● Exercise description: Transcribe word for word only the span whose first line is the one with "Write the D3.js code for this chart." and whose last line is the one with "const arrowUnload = [670.5, 67.4, 619, 63.9];"; both of those lines belong to it.

● Dataset rows:
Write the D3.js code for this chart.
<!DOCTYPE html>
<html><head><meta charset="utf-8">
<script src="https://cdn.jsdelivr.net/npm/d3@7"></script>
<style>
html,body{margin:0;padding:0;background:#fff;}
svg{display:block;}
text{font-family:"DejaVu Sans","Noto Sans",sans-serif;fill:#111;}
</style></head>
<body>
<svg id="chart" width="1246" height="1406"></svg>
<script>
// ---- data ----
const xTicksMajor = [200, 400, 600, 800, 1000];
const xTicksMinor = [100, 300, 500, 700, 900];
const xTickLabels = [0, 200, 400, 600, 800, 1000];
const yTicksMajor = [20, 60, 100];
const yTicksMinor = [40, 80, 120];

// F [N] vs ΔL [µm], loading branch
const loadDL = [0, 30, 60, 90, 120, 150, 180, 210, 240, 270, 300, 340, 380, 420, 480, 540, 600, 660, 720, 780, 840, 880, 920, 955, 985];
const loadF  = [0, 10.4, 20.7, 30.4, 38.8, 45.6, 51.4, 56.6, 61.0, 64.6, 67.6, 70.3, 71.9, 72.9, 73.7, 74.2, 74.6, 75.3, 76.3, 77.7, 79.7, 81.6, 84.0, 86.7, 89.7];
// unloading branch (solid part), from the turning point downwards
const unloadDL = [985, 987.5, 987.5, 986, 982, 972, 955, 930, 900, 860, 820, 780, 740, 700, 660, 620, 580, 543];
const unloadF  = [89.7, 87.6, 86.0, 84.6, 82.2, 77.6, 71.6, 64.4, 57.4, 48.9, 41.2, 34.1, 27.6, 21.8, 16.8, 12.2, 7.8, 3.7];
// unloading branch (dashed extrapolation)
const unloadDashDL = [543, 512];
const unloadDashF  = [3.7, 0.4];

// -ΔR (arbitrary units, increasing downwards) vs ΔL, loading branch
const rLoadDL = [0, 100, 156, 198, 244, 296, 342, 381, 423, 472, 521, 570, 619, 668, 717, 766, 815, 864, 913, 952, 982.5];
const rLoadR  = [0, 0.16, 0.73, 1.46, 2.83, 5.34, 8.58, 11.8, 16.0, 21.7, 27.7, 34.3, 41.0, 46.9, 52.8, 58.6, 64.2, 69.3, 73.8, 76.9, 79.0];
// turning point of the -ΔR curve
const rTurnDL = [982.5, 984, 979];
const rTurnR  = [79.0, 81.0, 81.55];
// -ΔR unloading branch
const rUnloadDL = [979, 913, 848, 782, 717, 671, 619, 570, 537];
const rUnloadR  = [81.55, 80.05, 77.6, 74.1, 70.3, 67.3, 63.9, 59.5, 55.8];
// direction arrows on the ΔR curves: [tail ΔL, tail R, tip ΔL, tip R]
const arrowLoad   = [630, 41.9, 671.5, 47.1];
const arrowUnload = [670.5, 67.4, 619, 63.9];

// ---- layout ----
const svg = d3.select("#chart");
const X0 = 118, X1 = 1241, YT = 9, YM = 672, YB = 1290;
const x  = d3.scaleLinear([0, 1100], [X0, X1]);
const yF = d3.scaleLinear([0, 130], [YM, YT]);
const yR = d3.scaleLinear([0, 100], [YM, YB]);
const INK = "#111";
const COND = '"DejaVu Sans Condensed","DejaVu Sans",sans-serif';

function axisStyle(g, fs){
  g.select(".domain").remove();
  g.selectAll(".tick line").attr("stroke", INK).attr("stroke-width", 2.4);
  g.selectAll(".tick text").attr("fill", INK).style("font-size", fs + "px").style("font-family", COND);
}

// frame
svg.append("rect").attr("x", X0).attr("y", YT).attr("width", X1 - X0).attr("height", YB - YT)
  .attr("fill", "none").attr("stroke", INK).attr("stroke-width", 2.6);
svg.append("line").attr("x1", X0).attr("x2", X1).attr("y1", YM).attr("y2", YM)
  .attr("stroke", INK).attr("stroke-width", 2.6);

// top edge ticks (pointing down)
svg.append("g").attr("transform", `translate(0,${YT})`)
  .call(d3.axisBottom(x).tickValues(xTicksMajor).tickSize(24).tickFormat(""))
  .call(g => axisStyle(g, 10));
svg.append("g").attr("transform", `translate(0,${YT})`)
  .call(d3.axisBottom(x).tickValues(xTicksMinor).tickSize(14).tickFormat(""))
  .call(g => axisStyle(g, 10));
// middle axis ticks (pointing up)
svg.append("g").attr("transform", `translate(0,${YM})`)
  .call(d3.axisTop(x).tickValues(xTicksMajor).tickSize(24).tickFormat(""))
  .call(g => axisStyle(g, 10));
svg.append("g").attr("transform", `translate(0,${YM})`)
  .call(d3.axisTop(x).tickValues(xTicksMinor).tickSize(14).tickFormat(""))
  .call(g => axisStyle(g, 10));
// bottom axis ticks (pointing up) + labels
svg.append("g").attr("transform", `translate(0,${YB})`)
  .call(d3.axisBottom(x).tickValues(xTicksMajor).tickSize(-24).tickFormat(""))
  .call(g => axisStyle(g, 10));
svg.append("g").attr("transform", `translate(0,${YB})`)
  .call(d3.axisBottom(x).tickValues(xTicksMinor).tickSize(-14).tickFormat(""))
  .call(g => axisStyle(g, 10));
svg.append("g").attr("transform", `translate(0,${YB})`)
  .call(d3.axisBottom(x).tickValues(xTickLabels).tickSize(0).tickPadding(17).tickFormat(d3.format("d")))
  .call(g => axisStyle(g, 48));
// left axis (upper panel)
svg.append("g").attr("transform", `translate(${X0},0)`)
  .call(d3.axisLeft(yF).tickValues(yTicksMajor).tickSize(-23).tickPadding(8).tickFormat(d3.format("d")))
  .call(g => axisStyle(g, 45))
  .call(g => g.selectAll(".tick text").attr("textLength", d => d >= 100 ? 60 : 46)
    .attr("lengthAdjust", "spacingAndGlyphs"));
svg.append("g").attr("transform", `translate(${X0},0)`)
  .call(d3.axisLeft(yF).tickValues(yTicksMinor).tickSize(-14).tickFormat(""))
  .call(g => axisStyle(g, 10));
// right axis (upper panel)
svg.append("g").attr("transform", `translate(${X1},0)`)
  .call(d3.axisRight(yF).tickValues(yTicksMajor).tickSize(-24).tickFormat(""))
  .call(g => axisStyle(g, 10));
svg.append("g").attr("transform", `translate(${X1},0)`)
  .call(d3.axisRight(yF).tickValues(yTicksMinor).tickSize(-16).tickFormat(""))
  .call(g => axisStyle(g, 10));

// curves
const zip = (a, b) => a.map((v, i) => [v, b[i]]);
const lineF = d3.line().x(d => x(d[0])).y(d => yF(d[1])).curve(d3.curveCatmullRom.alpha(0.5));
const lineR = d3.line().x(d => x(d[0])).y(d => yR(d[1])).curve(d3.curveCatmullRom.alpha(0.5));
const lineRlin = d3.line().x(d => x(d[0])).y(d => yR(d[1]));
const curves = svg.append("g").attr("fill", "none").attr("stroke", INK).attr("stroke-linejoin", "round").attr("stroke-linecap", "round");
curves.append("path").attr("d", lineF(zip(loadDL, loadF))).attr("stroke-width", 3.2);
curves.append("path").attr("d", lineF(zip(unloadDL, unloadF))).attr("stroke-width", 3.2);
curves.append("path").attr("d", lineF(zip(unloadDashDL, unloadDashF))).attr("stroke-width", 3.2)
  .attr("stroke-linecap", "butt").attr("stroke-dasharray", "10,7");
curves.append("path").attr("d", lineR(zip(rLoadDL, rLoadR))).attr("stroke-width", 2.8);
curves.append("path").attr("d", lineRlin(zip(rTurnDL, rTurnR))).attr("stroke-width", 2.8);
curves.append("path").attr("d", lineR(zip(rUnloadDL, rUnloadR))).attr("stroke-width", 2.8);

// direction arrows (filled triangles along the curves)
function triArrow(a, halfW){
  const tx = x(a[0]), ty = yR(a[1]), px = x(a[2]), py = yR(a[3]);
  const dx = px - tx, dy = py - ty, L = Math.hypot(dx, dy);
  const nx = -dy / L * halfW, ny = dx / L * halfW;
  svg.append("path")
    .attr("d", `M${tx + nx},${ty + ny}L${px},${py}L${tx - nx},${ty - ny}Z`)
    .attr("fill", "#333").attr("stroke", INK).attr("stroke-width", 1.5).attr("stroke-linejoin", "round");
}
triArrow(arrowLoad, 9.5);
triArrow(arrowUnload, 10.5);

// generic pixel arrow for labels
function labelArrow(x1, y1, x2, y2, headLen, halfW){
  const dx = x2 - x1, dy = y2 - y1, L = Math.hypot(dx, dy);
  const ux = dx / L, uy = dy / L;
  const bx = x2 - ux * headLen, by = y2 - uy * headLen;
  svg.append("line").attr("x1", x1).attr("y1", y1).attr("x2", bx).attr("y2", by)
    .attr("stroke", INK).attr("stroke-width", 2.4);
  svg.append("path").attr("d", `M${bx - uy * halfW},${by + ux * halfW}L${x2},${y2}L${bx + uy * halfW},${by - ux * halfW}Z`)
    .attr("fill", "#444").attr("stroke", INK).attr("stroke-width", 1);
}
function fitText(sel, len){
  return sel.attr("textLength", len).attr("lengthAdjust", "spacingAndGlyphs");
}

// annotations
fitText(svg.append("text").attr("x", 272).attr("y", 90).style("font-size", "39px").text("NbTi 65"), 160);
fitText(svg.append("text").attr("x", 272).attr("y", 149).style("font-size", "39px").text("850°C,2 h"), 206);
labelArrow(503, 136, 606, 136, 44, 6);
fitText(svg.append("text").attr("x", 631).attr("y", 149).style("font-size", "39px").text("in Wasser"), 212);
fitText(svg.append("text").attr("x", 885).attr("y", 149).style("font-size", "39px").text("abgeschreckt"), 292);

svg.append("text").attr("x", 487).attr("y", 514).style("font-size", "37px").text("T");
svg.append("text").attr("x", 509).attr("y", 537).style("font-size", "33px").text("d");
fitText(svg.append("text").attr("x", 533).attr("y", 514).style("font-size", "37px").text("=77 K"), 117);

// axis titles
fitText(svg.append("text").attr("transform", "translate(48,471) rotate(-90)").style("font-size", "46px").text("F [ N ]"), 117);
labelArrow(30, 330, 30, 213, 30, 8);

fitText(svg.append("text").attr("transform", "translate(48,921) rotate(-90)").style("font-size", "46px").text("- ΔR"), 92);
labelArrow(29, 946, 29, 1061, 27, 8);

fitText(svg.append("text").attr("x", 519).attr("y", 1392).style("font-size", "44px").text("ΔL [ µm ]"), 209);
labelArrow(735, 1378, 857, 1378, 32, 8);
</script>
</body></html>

--

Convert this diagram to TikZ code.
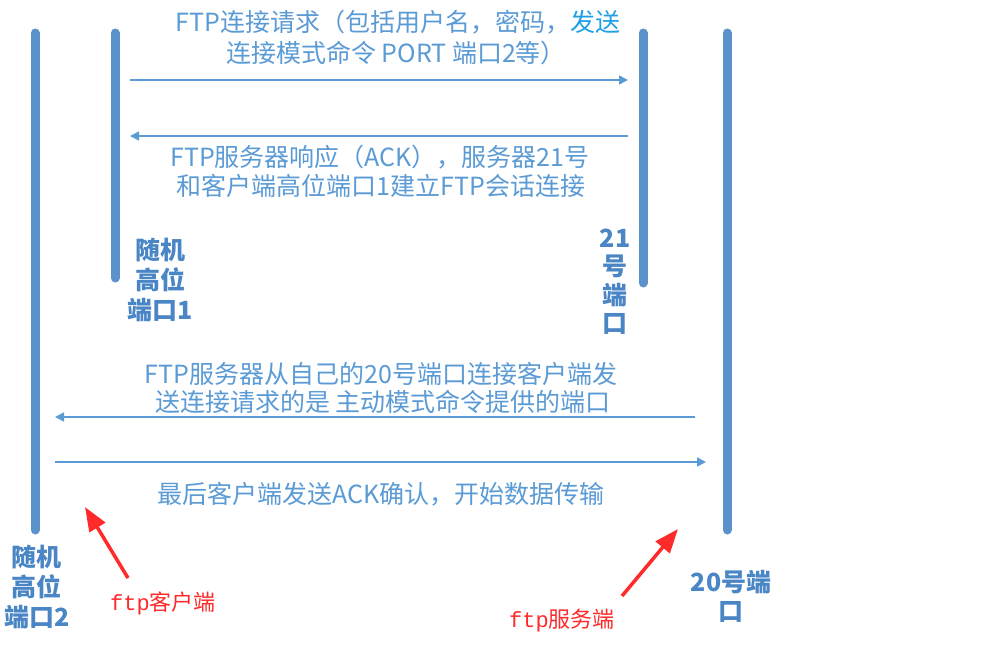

--

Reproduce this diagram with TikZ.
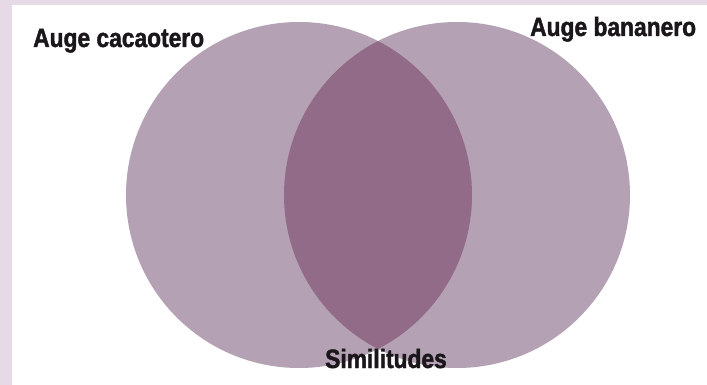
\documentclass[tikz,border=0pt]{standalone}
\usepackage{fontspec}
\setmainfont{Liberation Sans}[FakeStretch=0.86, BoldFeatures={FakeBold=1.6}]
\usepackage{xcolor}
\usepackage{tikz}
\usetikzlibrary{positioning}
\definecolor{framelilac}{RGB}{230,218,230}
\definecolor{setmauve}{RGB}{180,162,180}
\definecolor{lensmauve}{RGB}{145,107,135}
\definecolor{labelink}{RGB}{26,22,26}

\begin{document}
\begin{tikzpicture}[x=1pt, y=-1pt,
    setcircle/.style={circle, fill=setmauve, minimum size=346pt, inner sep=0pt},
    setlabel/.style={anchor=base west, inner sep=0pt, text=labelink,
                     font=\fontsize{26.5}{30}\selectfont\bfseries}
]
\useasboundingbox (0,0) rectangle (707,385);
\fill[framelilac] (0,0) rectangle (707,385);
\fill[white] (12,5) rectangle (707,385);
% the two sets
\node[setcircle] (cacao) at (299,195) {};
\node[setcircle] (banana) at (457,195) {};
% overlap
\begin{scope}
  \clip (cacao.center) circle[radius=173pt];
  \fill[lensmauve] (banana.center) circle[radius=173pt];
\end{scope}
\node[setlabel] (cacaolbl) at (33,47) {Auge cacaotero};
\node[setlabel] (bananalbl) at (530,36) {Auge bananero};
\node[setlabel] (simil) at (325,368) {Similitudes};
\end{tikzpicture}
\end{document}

● Written response:
Write the D3.js code for this chart.
<!DOCTYPE html>
<html><head><meta charset="utf-8">
<script src="https://cdn.jsdelivr.net/npm/d3@7"></script>
<style>
html,body{margin:0;padding:0;background:#fff;}
svg{display:block;}
text{font-family:"DejaVu Sans","Noto Sans",sans-serif;fill:#111;}
</style></head>
<body>
<svg id="chart" width="1246" height="1406"></svg>
<script>
// ---- data ----
const xTicksMajor = [200, 400, 600, 800, 1000];
const xTicksMinor = [100, 300, 500, 700, 900];
const xTickLabels = [0, 200, 400, 600, 800, 1000];
const yTicksMajor = [20, 60, 100];
const yTicksMinor = [40, 80, 120];

// F [N] vs ΔL [µm], loading branch
const loadDL = [0, 30, 60, 90, 120, 150, 180, 210, 240, 270, 300, 340, 380, 420, 480, 540, 600, 660, 720, 780, 840, 880, 920, 955, 985];
const loadF  = [0, 10.4, 20.7, 30.4, 38.8, 45.6, 51.4, 56.6, 61.0, 64.6, 67.6, 70.3, 71.9, 72.9, 73.7, 74.2, 74.6, 75.3, 76.3, 77.7, 79.7, 81.6, 84.0, 86.7, 89.7];
// unloading branch (solid part), from the turning point downwards
const unloadDL = [985, 987.5, 987.5, 986, 982, 972, 955, 930, 900, 860, 820, 780, 740, 700, 660, 620, 580, 543];
const unloadF  = [89.7, 87.6, 86.0, 84.6, 82.2, 77.6, 71.6, 64.4, 57.4, 48.9, 41.2, 34.1, 27.6, 21.8, 16.8, 12.2, 7.8, 3.7];
// unloading branch (dashed extrapolation)
const unloadDashDL = [543, 512];
const unloadDashF  = [3.7, 0.4];

// -ΔR (arbitrary units, increasing downwards) vs ΔL, loading branch
const rLoadDL = [0, 100, 156, 198, 244, 296, 342, 381, 423, 472, 521, 570, 619, 668, 717, 766, 815, 864, 913, 952, 982.5];
const rLoadR  = [0, 0.16, 0.73, 1.46, 2.83, 5.34, 8.58, 11.8, 16.0, 21.7, 27.7, 34.3, 41.0, 46.9, 52.8, 58.6, 64.2, 69.3, 73.8, 76.9, 79.0];
// turning point of the -ΔR curve
const rTurnDL = [982.5, 984, 979];
const rTurnR  = [79.0, 81.0, 81.55];
// -ΔR unloading branch
const rUnloadDL = [979, 913, 848, 782, 717, 671, 619, 570, 537];
const rUnloadR  = [81.55, 80.05, 77.6, 74.1, 70.3, 67.3, 63.9, 59.5, 55.8];
// direction arrows on the ΔR curves: [tail ΔL, tail R, tip ΔL, tip R]
const arrowLoad   = [630, 41.9, 671.5, 47.1];
const arrowUnload = [670.5, 67.4, 619, 63.9];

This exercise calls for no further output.